Exercise objective: All of the listing below must be repeated word for word. Pictures are the only thing to omit.

Raw data:
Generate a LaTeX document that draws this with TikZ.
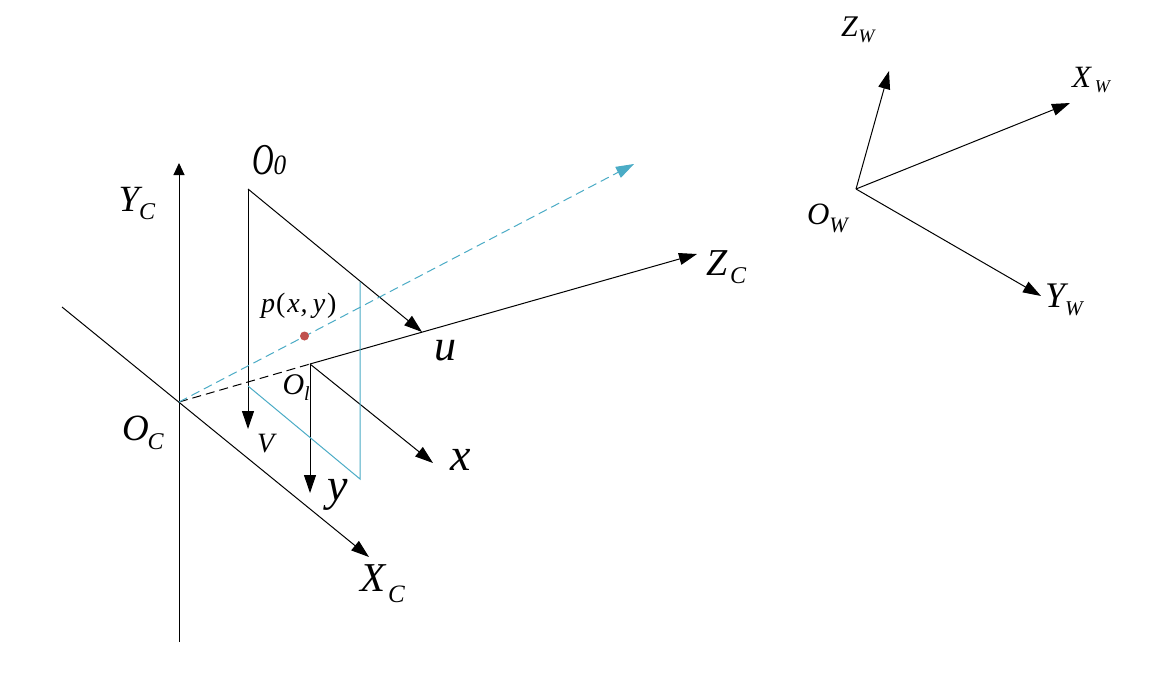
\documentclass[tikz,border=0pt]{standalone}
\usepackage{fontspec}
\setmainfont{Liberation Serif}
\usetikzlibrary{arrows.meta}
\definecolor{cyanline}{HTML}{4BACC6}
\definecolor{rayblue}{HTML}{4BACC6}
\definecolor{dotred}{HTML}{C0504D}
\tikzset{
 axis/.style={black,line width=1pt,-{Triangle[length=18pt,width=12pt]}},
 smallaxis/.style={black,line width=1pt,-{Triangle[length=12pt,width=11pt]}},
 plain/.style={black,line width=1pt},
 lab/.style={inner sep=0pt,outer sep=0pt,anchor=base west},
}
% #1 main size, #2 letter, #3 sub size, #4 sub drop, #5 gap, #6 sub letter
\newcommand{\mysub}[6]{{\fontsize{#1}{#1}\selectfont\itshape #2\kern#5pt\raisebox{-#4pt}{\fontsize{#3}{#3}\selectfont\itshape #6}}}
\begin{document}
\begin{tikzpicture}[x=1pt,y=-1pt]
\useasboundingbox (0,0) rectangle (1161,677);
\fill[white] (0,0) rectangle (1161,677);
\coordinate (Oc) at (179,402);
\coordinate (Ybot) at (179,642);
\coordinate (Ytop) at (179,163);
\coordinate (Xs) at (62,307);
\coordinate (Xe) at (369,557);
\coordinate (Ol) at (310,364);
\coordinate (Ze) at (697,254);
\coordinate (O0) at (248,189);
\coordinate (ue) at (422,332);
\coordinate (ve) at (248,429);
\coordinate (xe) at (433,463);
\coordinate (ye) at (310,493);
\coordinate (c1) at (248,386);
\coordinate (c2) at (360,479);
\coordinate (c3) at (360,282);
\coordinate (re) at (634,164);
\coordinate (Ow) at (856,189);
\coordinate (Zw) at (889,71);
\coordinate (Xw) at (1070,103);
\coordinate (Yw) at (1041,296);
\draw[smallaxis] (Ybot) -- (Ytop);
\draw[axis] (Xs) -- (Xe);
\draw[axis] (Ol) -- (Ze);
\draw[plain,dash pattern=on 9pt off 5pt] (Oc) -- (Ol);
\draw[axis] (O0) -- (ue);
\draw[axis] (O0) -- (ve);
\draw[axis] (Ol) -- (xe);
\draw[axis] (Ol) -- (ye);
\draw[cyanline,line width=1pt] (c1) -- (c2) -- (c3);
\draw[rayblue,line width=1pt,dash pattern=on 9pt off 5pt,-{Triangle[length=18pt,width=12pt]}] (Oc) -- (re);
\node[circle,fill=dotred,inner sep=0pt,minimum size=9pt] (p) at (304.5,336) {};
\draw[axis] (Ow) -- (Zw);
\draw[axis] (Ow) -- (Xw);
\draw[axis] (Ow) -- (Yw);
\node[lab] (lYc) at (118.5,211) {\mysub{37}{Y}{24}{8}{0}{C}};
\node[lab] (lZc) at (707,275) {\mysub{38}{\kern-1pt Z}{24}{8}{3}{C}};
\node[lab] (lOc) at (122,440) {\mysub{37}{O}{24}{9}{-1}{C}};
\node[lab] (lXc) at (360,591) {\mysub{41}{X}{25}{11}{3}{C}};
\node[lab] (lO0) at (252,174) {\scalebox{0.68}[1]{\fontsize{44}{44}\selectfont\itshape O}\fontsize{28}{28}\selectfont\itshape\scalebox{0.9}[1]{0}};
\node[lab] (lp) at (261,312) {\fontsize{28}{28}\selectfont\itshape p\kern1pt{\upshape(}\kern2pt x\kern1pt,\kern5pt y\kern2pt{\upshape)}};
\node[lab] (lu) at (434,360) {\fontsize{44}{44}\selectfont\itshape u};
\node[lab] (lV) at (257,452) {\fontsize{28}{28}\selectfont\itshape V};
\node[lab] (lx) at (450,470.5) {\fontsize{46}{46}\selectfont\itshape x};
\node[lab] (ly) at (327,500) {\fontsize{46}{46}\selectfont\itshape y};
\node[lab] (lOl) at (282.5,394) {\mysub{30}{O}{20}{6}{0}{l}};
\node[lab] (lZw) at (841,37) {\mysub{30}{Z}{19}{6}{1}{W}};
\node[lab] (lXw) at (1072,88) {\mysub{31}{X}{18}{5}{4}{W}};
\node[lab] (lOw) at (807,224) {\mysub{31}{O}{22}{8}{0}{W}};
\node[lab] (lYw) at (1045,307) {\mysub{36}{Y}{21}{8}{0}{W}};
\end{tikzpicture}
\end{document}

Response:
Generate a LaTeX document that draws this with TikZ.
\documentclass[tikz,border=0pt]{standalone}
\usepackage{fontspec}
\setmainfont{Liberation Serif}
\usetikzlibrary{arrows.meta}
\definecolor{cyanline}{HTML}{4BACC6}
\definecolor{rayblue}{HTML}{4BACC6}
\definecolor{dotred}{HTML}{C0504D}
\tikzset{
 axis/.style={black,line width=1pt,-{Triangle[length=18pt,width=12pt]}},
 smallaxis/.style={black,line width=1pt,-{Triangle[length=12pt,width=11pt]}},
 plain/.style={black,line width=1pt},
 lab/.style={inner sep=0pt,outer sep=0pt,anchor=base west},
}
% #1 main size, #2 letter, #3 sub size, #4 sub drop, #5 gap, #6 sub letter
\newcommand{\mysub}[6]{{\fontsize{#1}{#1}\selectfont\itshape #2\kern#5pt\raisebox{-#4pt}{\fontsize{#3}{#3}\selectfont\itshape #6}}}
\begin{document}
\begin{tikzpicture}[x=1pt,y=-1pt]
\useasboundingbox (0,0) rectangle (1161,677);
\fill[white] (0,0) rectangle (1161,677);
\coordinate (Oc) at (179,402);
\coordinate (Ybot) at (179,642);
\coordinate (Ytop) at (179,163);
\coordinate (Xs) at (62,307);
\coordinate (Xe) at (369,557);
\coordinate (Ol) at (310,364);
\coordinate (Ze) at (697,254);
\coordinate (O0) at (248,189);
\coordinate (ue) at (422,332);
\coordinate (ve) at (248,429);
\coordinate (xe) at (433,463);
\coordinate (ye) at (310,493);
\coordinate (c1) at (248,386);
\coordinate (c2) at (360,479);
\coordinate (c3) at (360,282);
\coordinate (re) at (634,164);
\coordinate (Ow) at (856,189);
\coordinate (Zw) at (889,71);
\coordinate (Xw) at (1070,103);
\coordinate (Yw) at (1041,296);
\draw[smallaxis] (Ybot) -- (Ytop);
\draw[axis] (Xs) -- (Xe);
\draw[axis] (Ol) -- (Ze);
\draw[plain,dash pattern=on 9pt off 5pt] (Oc) -- (Ol);
\draw[axis] (O0) -- (ue);
\draw[axis] (O0) -- (ve);
\draw[axis] (Ol) -- (xe);
\draw[axis] (Ol) -- (ye);
\draw[cyanline,line width=1pt] (c1) -- (c2) -- (c3);
\draw[rayblue,line width=1pt,dash pattern=on 9pt off 5pt,-{Triangle[length=18pt,width=12pt]}] (Oc) -- (re);
\node[circle,fill=dotred,inner sep=0pt,minimum size=9pt] (p) at (304.5,336) {};
\draw[axis] (Ow) -- (Zw);
\draw[axis] (Ow) -- (Xw);
\draw[axis] (Ow) -- (Yw);
\node[lab] (lYc) at (118.5,211) {\mysub{37}{Y}{24}{8}{0}{C}};
\node[lab] (lZc) at (707,275) {\mysub{38}{\kern-1pt Z}{24}{8}{3}{C}};
\node[lab] (lOc) at (122,440) {\mysub{37}{O}{24}{9}{-1}{C}};
\node[lab] (lXc) at (360,591) {\mysub{41}{X}{25}{11}{3}{C}};
\node[lab] (lO0) at (252,174) {\scalebox{0.68}[1]{\fontsize{44}{44}\selectfont\itshape O}\fontsize{28}{28}\selectfont\itshape\scalebox{0.9}[1]{0}};
\node[lab] (lp) at (261,312) {\fontsize{28}{28}\selectfont\itshape p\kern1pt{\upshape(}\kern2pt x\kern1pt,\kern5pt y\kern2pt{\upshape)}};
\node[lab] (lu) at (434,360) {\fontsize{44}{44}\selectfont\itshape u};
\node[lab] (lV) at (257,452) {\fontsize{28}{28}\selectfont\itshape V};
\node[lab] (lx) at (450,470.5) {\fontsize{46}{46}\selectfont\itshape x};
\node[lab] (ly) at (327,500) {\fontsize{46}{46}\selectfont\itshape y};
\node[lab] (lOl) at (282.5,394) {\mysub{30}{O}{20}{6}{0}{l}};
\node[lab] (lZw) at (841,37) {\mysub{30}{Z}{19}{6}{1}{W}};
\node[lab] (lXw) at (1072,88) {\mysub{31}{X}{18}{5}{4}{W}};
\node[lab] (lOw) at (807,224) {\mysub{31}{O}{22}{8}{0}{W}};
\node[lab] (lYw) at (1045,307) {\mysub{36}{Y}{21}{8}{0}{W}};
\end{tikzpicture}
\end{document}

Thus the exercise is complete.